▶ Instructions for the task
Drop the pictures, then extract the listing word for word.

▶ Records shown
##########

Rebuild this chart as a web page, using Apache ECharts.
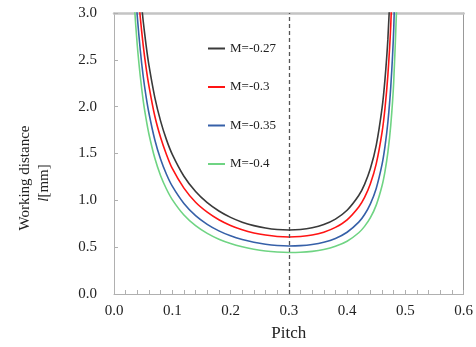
<!DOCTYPE html>
<html>
<head>
<meta charset="utf-8">
<script src="https://cdn.jsdelivr.net/npm/echarts@6/dist/echarts.min.js"></script>
<style>html,body{margin:0;padding:0;background:#fff}#c{width:476px;height:347px}</style>
</head>
<body>
<div id="c"></div>
<script>
const pitch = [0.03,0.035,0.04,0.045,0.05,0.055,0.06,0.07,0.08,0.09,0.10,0.12,0.14,0.16,0.18,0.20,0.22,0.24,0.26,0.28,0.30,0.32,0.34,0.36,0.38,0.40,0.42,0.43,0.44,0.45,0.46,0.465,0.47,0.475,0.48,0.485];
const m027 = [null,null,3.65,3.24,2.92,2.66,2.44,2.10,1.846,1.648,1.491,1.257,1.094,0.975,0.886,0.818,0.767,0.730,0.704,0.688,0.683,0.688,0.707,0.742,0.800,0.894,1.051,1.171,1.339,1.587,1.985,2.289,2.721,3.382,null,null];
const m030 = [null,null,3.33,2.96,2.66,2.42,2.22,1.90,1.67,1.49,1.34,1.13,0.98,0.874,0.793,0.732,0.686,0.652,0.629,0.614,0.609,0.614,0.629,0.660,0.711,0.792,0.929,1.032,1.177,1.389,1.725,1.980,2.337,2.875,3.773,null];
const m035 = [null,3.42,2.96,2.61,2.33,2.11,1.93,1.647,1.438,1.279,1.152,0.967,0.837,0.744,0.674,0.621,0.581,0.552,0.531,0.518,0.513,0.516,0.528,0.552,0.593,0.659,0.767,0.849,0.963,1.127,1.383,1.573,1.834,2.214,2.821,3.934];
const m040 = [3.68,3.08,2.65,2.33,2.07,1.872,1.706,1.451,1.263,1.121,1.008,0.843,0.729,0.647,0.585,0.539,0.504,0.478,0.459,0.448,0.443,0.445,0.455,0.475,0.509,0.563,0.654,0.722,0.815,0.949,1.156,1.307,1.511,1.805,2.259,3.053];
const seriesNames = ['M=-0.27','M=-0.3','M=-0.35','M=-0.4'];
const seriesValues = [m027, m030, m035, m040];
const seriesColors = ['#3a3a3a','#ff1414','#3660a8','#6fd483'];
const refPitch = 0.3;

const font = 'Liberation Serif';
const chart = echarts.init(document.getElementById('c'), null, {renderer:'canvas'});
const series = seriesNames.map((n,i)=>({
  name:n, type:'line', xAxisIndex:0, yAxisIndex:0,
  data: pitch.map((x,j)=>[x, seriesValues[i][j]]),
  showSymbol:false, smooth:0.25, clip:true,
  lineStyle:{color:seriesColors[i], width:1.6},
  itemStyle:{color:seriesColors[i]},
  z: 5-i
}));
series[0].markLine = {
  symbol:'none', silent:true, animation:false,
  label:{show:false},
  lineStyle:{color:'#555', type:[4,3], width:1.3},
  data:[{xAxis: refPitch}]
};
chart.setOption({
  animation:false,
  grid:{left:114, right:10, top:13, bottom:52},
  legend:{
    orient:'vertical', left:203, top:36.5,
    icon:'rect', itemWidth:17, itemHeight:2, itemGap:24.5,
    textStyle:{fontFamily:font, fontSize:13, color:'#222', lineHeight:14},
    data:seriesNames
  },
  xAxis:[{
    type:'value', min:0, max:0.6, interval:0.1,
    name:'Pitch', nameLocation:'middle', nameGap:31,
    nameTextStyle:{fontFamily:font, fontSize:17, color:'#222'},
    axisLine:{show:true, lineStyle:{color:'#b0b0b0', width:1}},
    axisTick:{show:true, inside:true, length:4, lineStyle:{color:'#b0b0b0'}},
    minorTick:{show:true, splitNumber:5, length:4, lineStyle:{color:'#b0b0b0'}},
    splitLine:{show:false},
    axisLabel:{fontFamily:font, fontSize:15, color:'#222', margin:10, formatter:v=>v.toFixed(1)}
  },{
    type:'value', min:0, max:0.6, position:'top',
    axisLine:{show:true, onZero:false, lineStyle:{color:'#c4c4c4', width:2.5}},
    axisTick:{show:false}, axisLabel:{show:false}, splitLine:{show:false}
  }],
  yAxis:[{
    type:'value', min:0, max:3, interval:0.5,
    axisLine:{show:true, lineStyle:{color:'#b0b0b0', width:1}},
    axisTick:{show:true, inside:true, length:4, lineStyle:{color:'#b0b0b0'}},
    splitLine:{show:false},
    axisLabel:{fontFamily:font, fontSize:15, color:'#222', margin:17, formatter:v=>v.toFixed(1)}
  },{
    type:'value', min:0, max:3, position:'right',
    axisLine:{show:true, onZero:false, lineStyle:{color:'#999', width:1}},
    axisTick:{show:false}, axisLabel:{show:false}, splitLine:{show:false}
  }],
  graphic:[
    {type:'text', x:25, y:178, rotation:Math.PI/2,
     style:{text:'Working distance', font:'15px "Liberation Serif"', fill:'#222', align:'center', verticalAlign:'middle'}},
    {type:'text', x:44, y:183, rotation:Math.PI/2,
     style:{text:'{i|l}{n|[mm]}', align:'center', verticalAlign:'middle',
       rich:{i:{fontFamily:font, fontSize:15, fontStyle:'italic', fill:'#222'}, n:{fontFamily:font, fontSize:15, fill:'#222'}}}}
  ],
  series: series
});
</script>
</body>
</html>
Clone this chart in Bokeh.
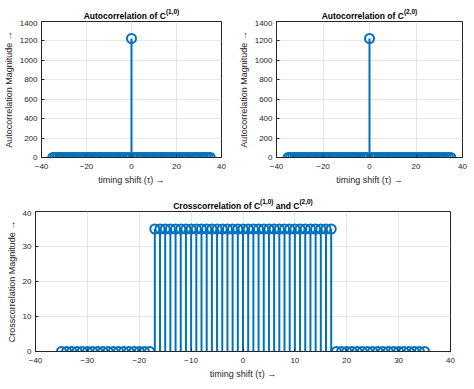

##########

▶ Task answer
Rebuild this chart as a web page, using Apache ECharts.
<!DOCTYPE html>
<html>
<head>
<meta charset="utf-8">
<script src="https://cdn.jsdelivr.net/npm/echarts@6/dist/echarts.min.js"></script>
<style>html,body{margin:0;padding:0;background:#fff}#c{width:476px;height:347px}</style>
</head>
<body>
<div id="c"></div>
<script>
const pitch = [0.03,0.035,0.04,0.045,0.05,0.055,0.06,0.07,0.08,0.09,0.10,0.12,0.14,0.16,0.18,0.20,0.22,0.24,0.26,0.28,0.30,0.32,0.34,0.36,0.38,0.40,0.42,0.43,0.44,0.45,0.46,0.465,0.47,0.475,0.48,0.485];
const m027 = [null,null,3.65,3.24,2.92,2.66,2.44,2.10,1.846,1.648,1.491,1.257,1.094,0.975,0.886,0.818,0.767,0.730,0.704,0.688,0.683,0.688,0.707,0.742,0.800,0.894,1.051,1.171,1.339,1.587,1.985,2.289,2.721,3.382,null,null];
const m030 = [null,null,3.33,2.96,2.66,2.42,2.22,1.90,1.67,1.49,1.34,1.13,0.98,0.874,0.793,0.732,0.686,0.652,0.629,0.614,0.609,0.614,0.629,0.660,0.711,0.792,0.929,1.032,1.177,1.389,1.725,1.980,2.337,2.875,3.773,null];
const m035 = [null,3.42,2.96,2.61,2.33,2.11,1.93,1.647,1.438,1.279,1.152,0.967,0.837,0.744,0.674,0.621,0.581,0.552,0.531,0.518,0.513,0.516,0.528,0.552,0.593,0.659,0.767,0.849,0.963,1.127,1.383,1.573,1.834,2.214,2.821,3.934];
const m040 = [3.68,3.08,2.65,2.33,2.07,1.872,1.706,1.451,1.263,1.121,1.008,0.843,0.729,0.647,0.585,0.539,0.504,0.478,0.459,0.448,0.443,0.445,0.455,0.475,0.509,0.563,0.654,0.722,0.815,0.949,1.156,1.307,1.511,1.805,2.259,3.053];
const seriesNames = ['M=-0.27','M=-0.3','M=-0.35','M=-0.4'];
const seriesValues = [m027, m030, m035, m040];
const seriesColors = ['#3a3a3a','#ff1414','#3660a8','#6fd483'];
const refPitch = 0.3;

const font = 'Liberation Serif';
const chart = echarts.init(document.getElementById('c'), null, {renderer:'canvas'});
const series = seriesNames.map((n,i)=>({
  name:n, type:'line', xAxisIndex:0, yAxisIndex:0,
  data: pitch.map((x,j)=>[x, seriesValues[i][j]]),
  showSymbol:false, smooth:0.25, clip:true,
  lineStyle:{color:seriesColors[i], width:1.6},
  itemStyle:{color:seriesColors[i]},
  z: 5-i
}));
series[0].markLine = {
  symbol:'none', silent:true, animation:false,
  label:{show:false},
  lineStyle:{color:'#555', type:[4,3], width:1.3},
  data:[{xAxis: refPitch}]
};
chart.setOption({
  animation:false,
  grid:{left:114, right:10, top:13, bottom:52},
  legend:{
    orient:'vertical', left:203, top:36.5,
    icon:'rect', itemWidth:17, itemHeight:2, itemGap:24.5,
    textStyle:{fontFamily:font, fontSize:13, color:'#222', lineHeight:14},
    data:seriesNames
  },
  xAxis:[{
    type:'value', min:0, max:0.6, interval:0.1,
    name:'Pitch', nameLocation:'middle', nameGap:31,
    nameTextStyle:{fontFamily:font, fontSize:17, color:'#222'},
    axisLine:{show:true, lineStyle:{color:'#b0b0b0', width:1}},
    axisTick:{show:true, inside:true, length:4, lineStyle:{color:'#b0b0b0'}},
    minorTick:{show:true, splitNumber:5, length:4, lineStyle:{color:'#b0b0b0'}},
    splitLine:{show:false},
    axisLabel:{fontFamily:font, fontSize:15, color:'#222', margin:10, formatter:v=>v.toFixed(1)}
  },{
    type:'value', min:0, max:0.6, position:'top',
    axisLine:{show:true, onZero:false, lineStyle:{color:'#c4c4c4', width:2.5}},
    axisTick:{show:false}, axisLabel:{show:false}, splitLine:{show:false}
  }],
  yAxis:[{
    type:'value', min:0, max:3, interval:0.5,
    axisLine:{show:true, lineStyle:{color:'#b0b0b0', width:1}},
    axisTick:{show:true, inside:true, length:4, lineStyle:{color:'#b0b0b0'}},
    splitLine:{show:false},
    axisLabel:{fontFamily:font, fontSize:15, color:'#222', margin:17, formatter:v=>v.toFixed(1)}
  },{
    type:'value', min:0, max:3, position:'right',
    axisLine:{show:true, onZero:false, lineStyle:{color:'#999', width:1}},
    axisTick:{show:false}, axisLabel:{show:false}, splitLine:{show:false}
  }],
  graphic:[
    {type:'text', x:25, y:178, rotation:Math.PI/2,
     style:{text:'Working distance', font:'15px "Liberation Serif"', fill:'#222', align:'center', verticalAlign:'middle'}},
    {type:'text', x:44, y:183, rotation:Math.PI/2,
     style:{text:'{i|l}{n|[mm]}', align:'center', verticalAlign:'middle',
       rich:{i:{fontFamily:font, fontSize:15, fontStyle:'italic', fill:'#222'}, n:{fontFamily:font, fontSize:15, fill:'#222'}}}}
  ],
  series: series
});
</script>
</body>
</html>
Clone this chart in Bokeh.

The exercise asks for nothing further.